What to produce
Your output is the lines from the first one to the one containing "shrinkA=0, shrinkB=0)", repeated exactly, with images left out.

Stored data
# # # #

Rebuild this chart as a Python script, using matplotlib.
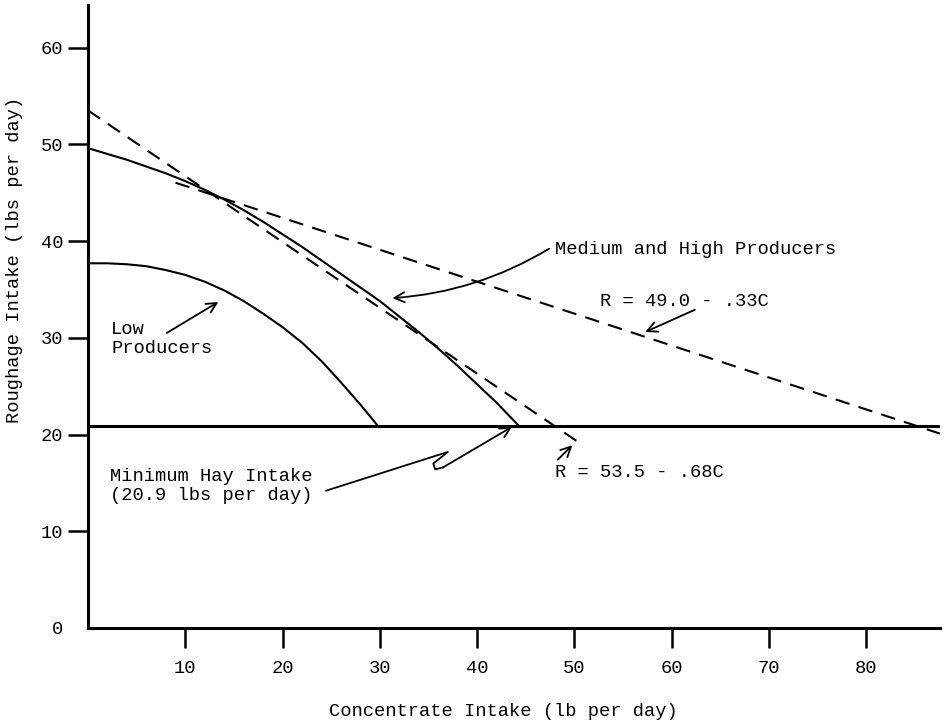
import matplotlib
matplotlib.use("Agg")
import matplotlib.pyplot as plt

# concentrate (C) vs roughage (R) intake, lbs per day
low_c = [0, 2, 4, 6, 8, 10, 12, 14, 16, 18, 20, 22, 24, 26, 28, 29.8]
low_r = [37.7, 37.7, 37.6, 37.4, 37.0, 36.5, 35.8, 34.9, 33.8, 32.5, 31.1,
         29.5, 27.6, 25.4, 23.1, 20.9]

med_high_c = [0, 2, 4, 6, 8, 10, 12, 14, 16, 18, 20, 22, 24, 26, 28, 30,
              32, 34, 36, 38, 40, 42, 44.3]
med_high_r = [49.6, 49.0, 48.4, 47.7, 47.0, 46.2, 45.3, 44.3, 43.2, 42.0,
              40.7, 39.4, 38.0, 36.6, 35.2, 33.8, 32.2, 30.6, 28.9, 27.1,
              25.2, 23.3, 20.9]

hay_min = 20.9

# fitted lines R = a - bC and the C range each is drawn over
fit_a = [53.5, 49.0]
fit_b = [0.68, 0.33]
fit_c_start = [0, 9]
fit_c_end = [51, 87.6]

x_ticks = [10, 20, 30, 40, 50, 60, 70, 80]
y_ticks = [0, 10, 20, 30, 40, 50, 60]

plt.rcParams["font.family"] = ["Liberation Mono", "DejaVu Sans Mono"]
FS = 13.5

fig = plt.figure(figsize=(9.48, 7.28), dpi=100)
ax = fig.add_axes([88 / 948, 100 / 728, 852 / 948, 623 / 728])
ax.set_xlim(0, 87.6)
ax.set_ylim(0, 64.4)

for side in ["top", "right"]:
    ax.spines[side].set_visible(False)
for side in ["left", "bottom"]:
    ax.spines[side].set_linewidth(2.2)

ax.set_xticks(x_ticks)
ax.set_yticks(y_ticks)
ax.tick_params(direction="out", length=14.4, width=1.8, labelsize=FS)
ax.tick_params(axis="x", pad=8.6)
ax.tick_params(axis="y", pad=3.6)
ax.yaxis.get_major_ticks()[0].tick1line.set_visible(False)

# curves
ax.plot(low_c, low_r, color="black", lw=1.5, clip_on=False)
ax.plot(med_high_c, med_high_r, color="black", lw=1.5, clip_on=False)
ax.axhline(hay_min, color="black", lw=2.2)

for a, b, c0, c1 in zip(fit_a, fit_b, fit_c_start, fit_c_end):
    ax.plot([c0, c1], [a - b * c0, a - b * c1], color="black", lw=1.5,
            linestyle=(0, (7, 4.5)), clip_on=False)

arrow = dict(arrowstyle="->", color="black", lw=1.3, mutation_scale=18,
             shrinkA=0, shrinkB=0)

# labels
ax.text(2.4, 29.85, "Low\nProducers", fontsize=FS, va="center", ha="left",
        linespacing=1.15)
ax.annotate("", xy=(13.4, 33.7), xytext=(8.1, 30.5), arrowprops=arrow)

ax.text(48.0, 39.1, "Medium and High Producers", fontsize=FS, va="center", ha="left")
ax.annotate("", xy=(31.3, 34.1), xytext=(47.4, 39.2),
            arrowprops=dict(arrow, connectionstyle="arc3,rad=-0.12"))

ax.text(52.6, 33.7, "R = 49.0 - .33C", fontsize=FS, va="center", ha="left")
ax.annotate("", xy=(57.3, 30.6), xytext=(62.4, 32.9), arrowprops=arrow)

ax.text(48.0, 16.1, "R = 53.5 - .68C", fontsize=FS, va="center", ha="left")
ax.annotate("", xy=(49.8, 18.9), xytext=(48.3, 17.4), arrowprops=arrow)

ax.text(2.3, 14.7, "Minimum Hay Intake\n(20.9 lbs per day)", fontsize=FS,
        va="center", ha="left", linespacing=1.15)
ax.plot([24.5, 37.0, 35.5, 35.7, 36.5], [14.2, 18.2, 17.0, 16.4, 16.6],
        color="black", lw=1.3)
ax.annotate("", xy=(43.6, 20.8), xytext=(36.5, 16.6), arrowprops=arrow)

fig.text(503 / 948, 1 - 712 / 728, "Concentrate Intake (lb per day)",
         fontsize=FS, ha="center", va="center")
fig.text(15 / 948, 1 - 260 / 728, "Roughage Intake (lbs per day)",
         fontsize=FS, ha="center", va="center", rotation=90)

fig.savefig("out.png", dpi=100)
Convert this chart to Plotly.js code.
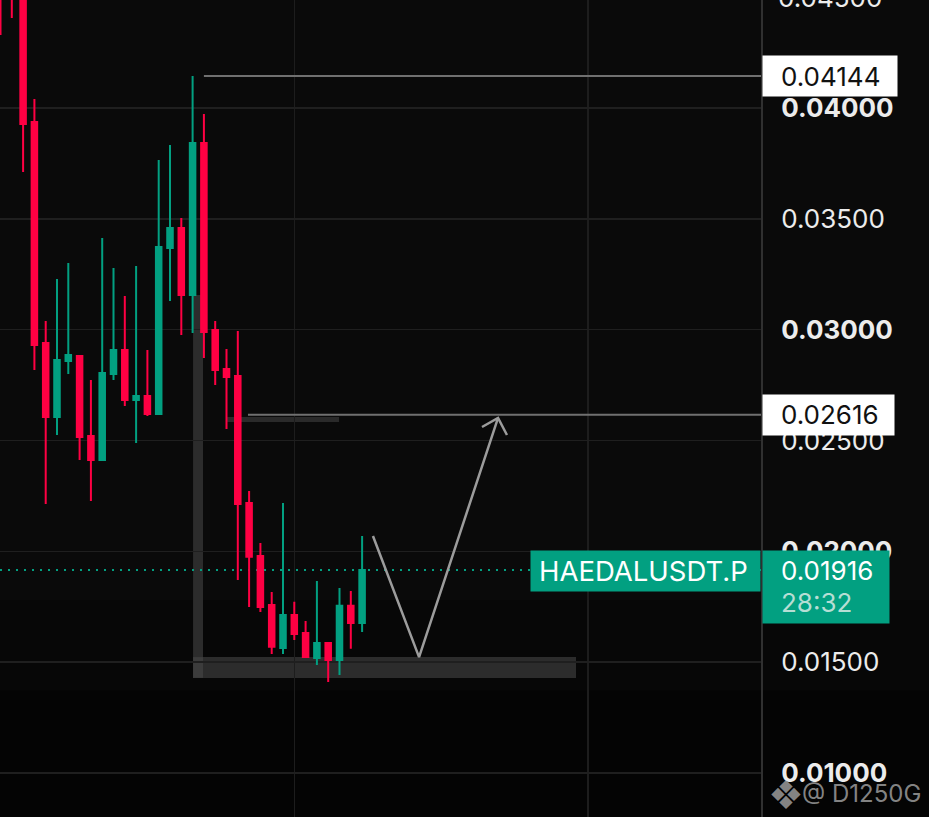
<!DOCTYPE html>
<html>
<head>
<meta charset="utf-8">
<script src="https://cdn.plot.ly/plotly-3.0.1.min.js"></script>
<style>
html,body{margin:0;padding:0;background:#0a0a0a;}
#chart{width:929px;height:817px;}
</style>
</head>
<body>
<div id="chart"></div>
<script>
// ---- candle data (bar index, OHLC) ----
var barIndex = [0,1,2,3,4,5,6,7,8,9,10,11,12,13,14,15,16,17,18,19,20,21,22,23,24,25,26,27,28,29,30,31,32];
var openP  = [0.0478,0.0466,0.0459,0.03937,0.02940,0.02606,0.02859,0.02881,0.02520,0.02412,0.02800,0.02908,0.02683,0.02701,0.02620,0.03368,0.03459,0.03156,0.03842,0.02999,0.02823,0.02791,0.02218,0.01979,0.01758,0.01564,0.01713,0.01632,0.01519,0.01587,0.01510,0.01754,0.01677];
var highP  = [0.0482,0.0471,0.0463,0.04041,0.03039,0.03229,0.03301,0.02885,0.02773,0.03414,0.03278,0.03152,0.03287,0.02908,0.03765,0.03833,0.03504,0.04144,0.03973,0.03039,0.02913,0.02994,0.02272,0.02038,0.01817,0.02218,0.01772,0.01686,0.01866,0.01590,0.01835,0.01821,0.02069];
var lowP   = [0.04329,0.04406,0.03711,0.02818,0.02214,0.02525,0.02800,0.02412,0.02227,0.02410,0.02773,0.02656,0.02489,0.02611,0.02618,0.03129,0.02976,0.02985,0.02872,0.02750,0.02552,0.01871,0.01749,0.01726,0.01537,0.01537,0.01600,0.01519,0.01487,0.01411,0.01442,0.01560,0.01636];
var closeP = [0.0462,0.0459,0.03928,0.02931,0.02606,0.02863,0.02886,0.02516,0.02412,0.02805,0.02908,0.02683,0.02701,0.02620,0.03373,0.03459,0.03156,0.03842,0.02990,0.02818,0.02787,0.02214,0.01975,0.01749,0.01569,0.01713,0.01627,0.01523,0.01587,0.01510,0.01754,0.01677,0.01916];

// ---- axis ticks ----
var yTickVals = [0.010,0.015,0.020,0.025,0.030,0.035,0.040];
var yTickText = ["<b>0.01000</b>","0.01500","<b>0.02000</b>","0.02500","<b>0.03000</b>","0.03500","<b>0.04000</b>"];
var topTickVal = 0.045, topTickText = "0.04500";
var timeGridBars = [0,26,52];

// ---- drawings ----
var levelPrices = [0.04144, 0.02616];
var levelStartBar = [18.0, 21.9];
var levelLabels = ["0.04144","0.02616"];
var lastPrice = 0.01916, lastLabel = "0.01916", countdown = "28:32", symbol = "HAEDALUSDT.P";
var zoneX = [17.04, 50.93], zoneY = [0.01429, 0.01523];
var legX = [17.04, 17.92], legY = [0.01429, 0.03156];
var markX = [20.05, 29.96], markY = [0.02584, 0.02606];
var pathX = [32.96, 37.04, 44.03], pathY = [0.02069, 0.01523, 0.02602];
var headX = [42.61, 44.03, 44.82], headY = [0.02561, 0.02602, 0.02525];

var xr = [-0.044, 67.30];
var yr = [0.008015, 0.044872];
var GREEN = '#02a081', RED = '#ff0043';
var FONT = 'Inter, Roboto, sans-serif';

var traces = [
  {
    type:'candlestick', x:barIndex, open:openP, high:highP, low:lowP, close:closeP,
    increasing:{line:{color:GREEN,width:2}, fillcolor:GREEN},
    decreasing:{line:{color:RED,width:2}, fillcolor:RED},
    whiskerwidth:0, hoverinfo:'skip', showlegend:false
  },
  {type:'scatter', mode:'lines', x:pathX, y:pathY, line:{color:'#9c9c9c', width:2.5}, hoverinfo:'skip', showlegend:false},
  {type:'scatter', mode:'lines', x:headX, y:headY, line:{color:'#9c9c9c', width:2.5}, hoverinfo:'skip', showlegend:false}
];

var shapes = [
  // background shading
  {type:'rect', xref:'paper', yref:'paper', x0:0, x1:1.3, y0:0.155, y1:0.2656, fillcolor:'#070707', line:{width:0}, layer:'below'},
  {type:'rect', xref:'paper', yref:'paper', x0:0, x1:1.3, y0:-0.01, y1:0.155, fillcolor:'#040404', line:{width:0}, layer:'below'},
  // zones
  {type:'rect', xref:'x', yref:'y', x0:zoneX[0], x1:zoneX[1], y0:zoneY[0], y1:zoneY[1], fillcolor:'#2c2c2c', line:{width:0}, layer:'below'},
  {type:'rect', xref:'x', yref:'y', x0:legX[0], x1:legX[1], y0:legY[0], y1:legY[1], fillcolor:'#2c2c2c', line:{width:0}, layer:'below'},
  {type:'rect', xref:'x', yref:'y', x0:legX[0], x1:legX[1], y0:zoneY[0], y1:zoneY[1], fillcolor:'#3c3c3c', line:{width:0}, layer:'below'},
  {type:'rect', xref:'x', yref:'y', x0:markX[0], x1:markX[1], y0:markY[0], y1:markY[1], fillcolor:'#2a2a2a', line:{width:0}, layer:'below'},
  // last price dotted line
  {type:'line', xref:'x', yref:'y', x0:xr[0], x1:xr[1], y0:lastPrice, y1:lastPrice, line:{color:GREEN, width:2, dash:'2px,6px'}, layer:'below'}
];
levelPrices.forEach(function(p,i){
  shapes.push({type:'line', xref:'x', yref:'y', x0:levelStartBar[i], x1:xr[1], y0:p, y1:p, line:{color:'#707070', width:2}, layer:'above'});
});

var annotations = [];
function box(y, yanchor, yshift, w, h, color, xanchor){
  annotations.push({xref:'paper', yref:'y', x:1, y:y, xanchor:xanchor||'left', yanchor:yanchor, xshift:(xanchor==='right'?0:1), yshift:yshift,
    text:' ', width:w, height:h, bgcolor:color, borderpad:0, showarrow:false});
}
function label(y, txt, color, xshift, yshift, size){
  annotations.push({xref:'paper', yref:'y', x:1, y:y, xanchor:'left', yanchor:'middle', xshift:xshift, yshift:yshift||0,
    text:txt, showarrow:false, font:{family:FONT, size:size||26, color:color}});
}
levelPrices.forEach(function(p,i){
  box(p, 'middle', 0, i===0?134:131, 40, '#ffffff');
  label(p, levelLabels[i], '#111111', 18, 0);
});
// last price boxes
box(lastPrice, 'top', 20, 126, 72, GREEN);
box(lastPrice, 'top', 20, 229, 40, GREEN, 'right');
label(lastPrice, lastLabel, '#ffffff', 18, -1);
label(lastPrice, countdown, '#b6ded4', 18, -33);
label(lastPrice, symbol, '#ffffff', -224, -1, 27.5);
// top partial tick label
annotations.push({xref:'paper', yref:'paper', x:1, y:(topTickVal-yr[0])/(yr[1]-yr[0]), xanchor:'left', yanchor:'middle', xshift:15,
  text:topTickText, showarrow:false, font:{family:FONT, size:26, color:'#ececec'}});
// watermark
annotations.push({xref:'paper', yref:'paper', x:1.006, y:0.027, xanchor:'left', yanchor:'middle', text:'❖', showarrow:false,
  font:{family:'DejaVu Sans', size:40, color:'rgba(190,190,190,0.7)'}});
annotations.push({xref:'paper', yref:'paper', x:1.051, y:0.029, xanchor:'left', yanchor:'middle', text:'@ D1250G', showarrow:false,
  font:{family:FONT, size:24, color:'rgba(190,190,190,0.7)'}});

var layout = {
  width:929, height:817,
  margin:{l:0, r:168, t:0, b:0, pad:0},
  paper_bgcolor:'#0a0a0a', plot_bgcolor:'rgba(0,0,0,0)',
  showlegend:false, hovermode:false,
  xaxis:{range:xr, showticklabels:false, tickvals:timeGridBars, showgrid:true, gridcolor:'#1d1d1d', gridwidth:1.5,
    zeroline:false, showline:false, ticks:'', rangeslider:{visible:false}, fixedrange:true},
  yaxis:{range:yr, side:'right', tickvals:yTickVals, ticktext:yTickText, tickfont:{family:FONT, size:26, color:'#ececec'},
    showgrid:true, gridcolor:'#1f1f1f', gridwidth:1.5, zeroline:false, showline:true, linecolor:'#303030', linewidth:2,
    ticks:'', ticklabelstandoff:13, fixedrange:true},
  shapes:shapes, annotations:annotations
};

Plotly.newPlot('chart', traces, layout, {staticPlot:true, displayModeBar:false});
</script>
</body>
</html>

# # # #

Output
Rebuild this chart as a Python script, using matplotlib.
import matplotlib
matplotlib.use("Agg")
import matplotlib.pyplot as plt

# concentrate (C) vs roughage (R) intake, lbs per day
low_c = [0, 2, 4, 6, 8, 10, 12, 14, 16, 18, 20, 22, 24, 26, 28, 29.8]
low_r = [37.7, 37.7, 37.6, 37.4, 37.0, 36.5, 35.8, 34.9, 33.8, 32.5, 31.1,
         29.5, 27.6, 25.4, 23.1, 20.9]

med_high_c = [0, 2, 4, 6, 8, 10, 12, 14, 16, 18, 20, 22, 24, 26, 28, 30,
              32, 34, 36, 38, 40, 42, 44.3]
med_high_r = [49.6, 49.0, 48.4, 47.7, 47.0, 46.2, 45.3, 44.3, 43.2, 42.0,
              40.7, 39.4, 38.0, 36.6, 35.2, 33.8, 32.2, 30.6, 28.9, 27.1,
              25.2, 23.3, 20.9]

hay_min = 20.9

# fitted lines R = a - bC and the C range each is drawn over
fit_a = [53.5, 49.0]
fit_b = [0.68, 0.33]
fit_c_start = [0, 9]
fit_c_end = [51, 87.6]

x_ticks = [10, 20, 30, 40, 50, 60, 70, 80]
y_ticks = [0, 10, 20, 30, 40, 50, 60]

plt.rcParams["font.family"] = ["Liberation Mono", "DejaVu Sans Mono"]
FS = 13.5

fig = plt.figure(figsize=(9.48, 7.28), dpi=100)
ax = fig.add_axes([88 / 948, 100 / 728, 852 / 948, 623 / 728])
ax.set_xlim(0, 87.6)
ax.set_ylim(0, 64.4)

for side in ["top", "right"]:
    ax.spines[side].set_visible(False)
for side in ["left", "bottom"]:
    ax.spines[side].set_linewidth(2.2)

ax.set_xticks(x_ticks)
ax.set_yticks(y_ticks)
ax.tick_params(direction="out", length=14.4, width=1.8, labelsize=FS)
ax.tick_params(axis="x", pad=8.6)
ax.tick_params(axis="y", pad=3.6)
ax.yaxis.get_major_ticks()[0].tick1line.set_visible(False)

# curves
ax.plot(low_c, low_r, color="black", lw=1.5, clip_on=False)
ax.plot(med_high_c, med_high_r, color="black", lw=1.5, clip_on=False)
ax.axhline(hay_min, color="black", lw=2.2)

for a, b, c0, c1 in zip(fit_a, fit_b, fit_c_start, fit_c_end):
    ax.plot([c0, c1], [a - b * c0, a - b * c1], color="black", lw=1.5,
            linestyle=(0, (7, 4.5)), clip_on=False)

arrow = dict(arrowstyle="->", color="black", lw=1.3, mutation_scale=18,
             shrinkA=0, shrinkB=0)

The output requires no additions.